Usually, the singles win. If the rush of the simulator was enough to satisfy you, you just saved yourself $50. If you still want the physical packs, at least you’re going in with your eyes wide open about the odds.
The most effective way to use a pokemon pack opening simulator is as a tool for "Drafting." Grab a couple of friends, run a simulator for a specific set, and "build" decks based on what the digital packs give you. Then, use a platform like Untap.in or Tabletop Simulator to play with those specific cards. It’s a way to experience the "Limited" format of the game for absolutely zero dollars.
Ultimately, these simulators provide a safe space. They allow the community to celebrate the art and the rarity of Pokemon cards without the predatory "gacha" feeling that can sometimes sour the hobby. They turn the "gamble" back into a game.
Actionable Insights for Collectors
- Audit your "luck": Use a simulator for 10 minutes before every major set release to internalize the pull rates.
- Price Awareness: Use simulators that link to live market prices to stay grounded on what "value" actually looks like in a modern booster box.

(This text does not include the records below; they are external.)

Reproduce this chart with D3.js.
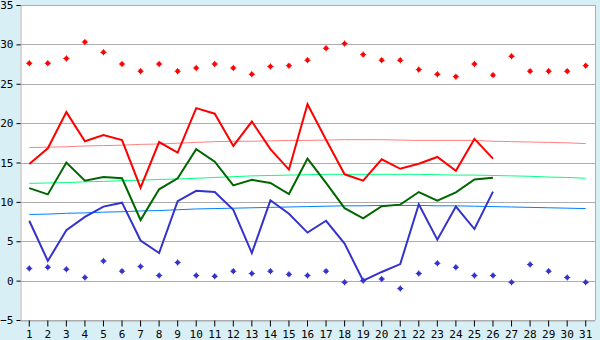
<!DOCTYPE html>
<html><head><meta charset="utf-8">
<script src="https://cdn.jsdelivr.net/npm/d3@7"></script>
<style>
html,body{margin:0;padding:0;background:#d9eff6;}
svg{display:block;}
text{font-family:"DejaVu Sans Mono",monospace;font-size:11px;fill:#000;}
</style></head>
<body>
<svg id="c" width="600" height="340"></svg>
<script>
const days = d3.range(1, 32);
const yTicks = [-5, 0, 5, 10, 15, 20, 25, 30, 35];
// daily mean max (days 1-26)
const meanMax = [14.8,16.8,21.4,17.7,18.5,17.85,11.8,17.6,16.25,21.9,21.2,17.1,20.2,16.7,14.1,22.4,17.9,13.5,12.7,15.4,14.2,14.85,15.7,13.95,18.0,15.5];
// daily mean
const meanAvg = [11.75,10.95,15.0,12.7,13.15,13.0,7.7,11.6,13.0,16.7,15.1,12.1,12.8,12.4,11.0,15.5,12.4,9.2,7.9,9.45,9.65,11.25,10.15,11.2,12.85,13.05];
// daily mean min
const meanMin = [7.6,2.5,6.4,8.1,9.4,9.9,5.1,3.5,10.1,11.4,11.25,9.0,3.5,10.2,8.5,6.1,7.6,4.7,0.0,1.1,2.1,9.7,5.2,9.4,6.55,11.3];
// extreme max (points)
const extMax = [27.6,27.6,28.2,30.3,29.0,27.5,26.6,27.5,26.6,27.0,27.5,27.0,26.2,27.2,27.3,28.0,29.5,30.1,28.7,28.0,28.0,26.8,26.2,25.9,27.5,26.1,28.5,26.6,26.6,26.6,27.3];
// extreme min (points)
const extMin = [1.55,1.7,1.45,0.4,2.5,1.2,1.8,0.65,2.3,0.65,0.55,1.2,0.9,1.2,0.8,0.65,1.2,-0.2,0.0,0.2,-1.0,0.9,2.2,1.7,0.65,0.65,-0.2,2.05,1.2,0.4,-0.2];
// normals (smooth lines)
const normMax = [16.9,16.95,17.0,17.1,17.15,17.2,17.3,17.35,17.45,17.55,17.65,17.7,17.7,17.75,17.8,17.8,17.85,17.9,17.9,17.9,17.85,17.8,17.8,17.8,17.8,17.7,17.65,17.6,17.55,17.5,17.4];
const normAvg = [12.35,12.4,12.45,12.55,12.6,12.7,12.75,12.85,12.9,13.0,13.1,13.2,13.3,13.35,13.4,13.45,13.5,13.5,13.5,13.5,13.5,13.5,13.45,13.4,13.4,13.35,13.3,13.25,13.15,13.1,13.0];
const normMin = [8.4,8.45,8.55,8.6,8.7,8.75,8.85,8.9,9.0,9.1,9.15,9.2,9.25,9.3,9.35,9.4,9.45,9.5,9.5,9.55,9.55,9.55,9.5,9.5,9.45,9.4,9.35,9.3,9.25,9.2,9.15];

const svg = d3.select("#c");
const L = 20, R = 595, T = 5, B = 320;
const x = d3.scaleBand().domain(days).range([L, R]).paddingInner(0).paddingOuter(0);
const cx = d => x(d) + x.bandwidth() / 2;
const y = d3.scaleLinear().domain([-5, 35]).range([B, T]);

svg.append("rect").attr("x", L).attr("y", T).attr("width", R - L).attr("height", B - T).attr("fill", "#fff");

// gridlines
svg.append("g").selectAll("line").data(yTicks).join("line")
  .attr("x1", L).attr("x2", R)
  .attr("y1", d => Math.round(y(d)) + 0.5).attr("y2", d => Math.round(y(d)) + 0.5)
  .attr("stroke", "#adadad").attr("stroke-width", 1).attr("shape-rendering", "crispEdges");
svg.append("line").attr("x1", R + 0.5).attr("x2", R + 0.5).attr("y1", T).attr("y2", B)
  .attr("stroke", "#adadad").attr("shape-rendering", "crispEdges");

// axes
const yAxis = d3.axisLeft(y).tickValues(yTicks).tickSize(4).tickPadding(3).tickFormat(d3.format("d"));
const gy = svg.append("g").attr("transform", `translate(${L + 0.5},0)`).call(yAxis);
gy.select(".domain").attr("stroke", "#adadad");
gy.selectAll(".tick line").attr("stroke", "#000");
gy.selectAll("text").style("font-family", "DejaVu Sans Mono").style("font-size", "11px");

const xAxis = d3.axisBottom(x).tickSize(6).tickSizeOuter(0).tickPadding(4);
const gx = svg.append("g").attr("transform", `translate(0,${B + 0.5})`).call(xAxis);
gx.select(".domain").attr("stroke", "#adadad");
gx.selectAll(".tick line").attr("stroke", "#000");
gx.selectAll("text").style("font-family", "DejaVu Sans Mono").style("font-size", "11px");

const line = d3.line().x((v, i) => cx(days[i])).y(v => y(v));

function drawLine(vals, color, w) {
  svg.append("path").datum(vals).attr("d", line).attr("fill", "none")
    .attr("stroke", color).attr("stroke-width", w).attr("stroke-linejoin", "miter");
}
drawLine(normMax, "#ff8080", 1);
drawLine(normAvg, "#00ff80", 1);
drawLine(normMin, "#0080ff", 1);
drawLine(meanMax, "#ff0000", 2);
drawLine(meanAvg, "#006600", 2);
drawLine(meanMin, "#3333cc", 2);

const marker = "M0,-3.5L1.2,-1.2L3.5,0L1.2,1.2L0,3.5L-1.2,1.2L-3.5,0L-1.2,-1.2Z M-1.8,-1.8H1.8V1.8H-1.8Z";
function drawPts(vals, color) {
  svg.append("g").selectAll("path").data(vals).join("path")
    .attr("d", marker)
    .attr("transform", (v, i) => `translate(${cx(days[i])},${y(v)})`)
    .attr("fill", color).attr("fill-rule", "nonzero");
}
drawPts(extMax, "#ff0000");
drawPts(extMin, "#3333cc");
</script>
</body></html>
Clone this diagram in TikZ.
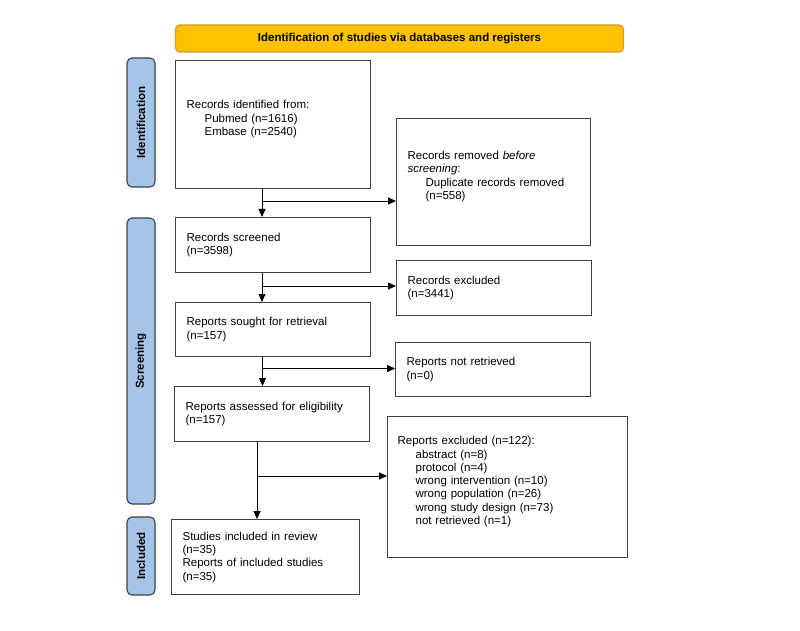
\documentclass[tikz,border=0pt]{standalone}
\usepackage{fontspec}
\setmainfont{Liberation Sans}
\usetikzlibrary{arrows.meta}
\definecolor{hdrfill}{HTML}{FFC000}
\definecolor{hdrline}{HTML}{C9A227}
\definecolor{sidefill}{HTML}{A4C5E8}
\definecolor{boxline}{HTML}{404040}
\tikzset{
  boxnode/.style={draw=boxline, line width=1.2pt, rectangle, anchor=north west,
    align=left, inner xsep=11pt, inner ysep=0pt, font=\fontsize{11.5}{13.3}\selectfont},
  sidebar/.style={draw=boxline, line width=1.1pt, fill=sidefill, rounded corners=5pt,
    minimum width=28pt, inner sep=0pt},
  sidetext/.style={rotate=90, font=\bfseries\fontsize{11.5}{13.3}\selectfont},
  arr/.style={draw=black, line width=0.9pt, -{Triangle[length=8pt,width=7pt]}}
}
\newcommand{\ind}{\hspace*{18pt}}
\begin{document}
\begin{tikzpicture}[x=1pt,y=-1pt]
\useasboundingbox (0,0) rectangle (800,631);
% header
\node[draw=hdrline, line width=1.1pt, fill=hdrfill, rounded corners=4pt,
  minimum width=448pt, minimum height=27pt, inner sep=0pt,
  font=\bfseries\fontsize{11.5}{13.3}\selectfont] (hdr) at (399.5,38.5)
  {Identification of studies via databases and registers};
% side bars
\node[sidebar, minimum height=129pt] (sid) at (141,122.5) {};
\node[sidetext] at (sid) {Identification};
\node[sidebar, minimum height=286pt] (sscr) at (141,361) {};
\node[sidetext] at (sscr) {Screening};
\node[sidebar, minimum height=78pt] (sinc) at (141,556) {};
\node[sidetext] at (sinc) {Included};
% boxes
\node[boxnode, text width=173pt, minimum height=128pt] (b1) at (175,60)
  {Records identified from:\\ \ind Pubmed (n=1616)\\ \ind Embase (n=2540)\\ ~};
\node[boxnode, text width=172pt, minimum height=127pt] (rem) at (396,118)
  {Records removed \textit{before}\\ \textit{screening}:\\ \ind Duplicate records removed\\ \ind(n=558)\\ ~};
\node[boxnode, text width=173pt, minimum height=55pt] (b2) at (175,217)
  {Records screened\\ (n=3598)};
\node[boxnode, text width=173pt, minimum height=55pt] (exc) at (396,260)
  {Records excluded\\ (n=3441)};
\node[boxnode, text width=173pt, minimum height=54pt] (b3) at (175,302)
  {Reports sought for retrieval\\ (n=157)};
\node[boxnode, text width=173pt, minimum height=54pt] (nret) at (395,342)
  {Reports not retrieved\\ (n=0)};
\node[boxnode, text width=173pt, minimum height=55pt] (b4) at (174,386)
  {Reports assessed for eligibility\\ (n=157)};
\node[boxnode, text width=220pt, minimum height=141pt, inner xsep=10pt] (rexc) at (387,416)
  {Reports excluded (n=122):\\ \ind abstract (n=8)\\ \ind protocol (n=4)\\ \ind wrong intervention (n=10)\\
   \ind wrong population (n=26)\\ \ind wrong study design (n=73)\\ \ind not retrieved (n=1)\\ ~};
\node[boxnode, text width=166pt, minimum height=75pt] (b5) at (171,519)
  {Studies included in review\\ (n=35)\\ Reports of included studies\\ (n=35)};
% junction points
\coordinate (j1) at (262,201);
\coordinate (j2) at (262,286);
\coordinate (j3) at (262.5,368.5);
\coordinate (j4) at (257,476);
% connectors
\draw[arr] (b1.south -| j1) -- (b2.north -| j1);
\draw[arr] (j1) -- (j1 -| rem.west);
\draw[arr] (b2.south -| j2) -- (b3.north -| j2);
\draw[arr] (j2) -- (j2 -| exc.west);
\draw[arr] (b3.south -| j3) -- (b4.north -| j3);
\draw[arr] (j3) -- (j3 -| nret.west);
\draw[arr] (b4.south -| j4) -- (b5.north -| j4);
\draw[arr] (j4) -- (j4 -| rexc.west);
\end{tikzpicture}
\end{document}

- Vintage Exploration: Use simulators to explore old sets you can't afford to open physically, which helps you learn card history and art styles.
- Teach Budgeting: Use simulators to show new or younger collectors the statistical difference between buying packs and buying "singles."
- Scratch the Itch: Keep a simulator bookmarked on your phone for those moments of "impulse buy" temptation at big-box retailers.
The data shows that the more informed a collector is, the longer they stay in the hobby. Simulators aren't just for "fake" fun; they are the most honest look at the TCG world you can get.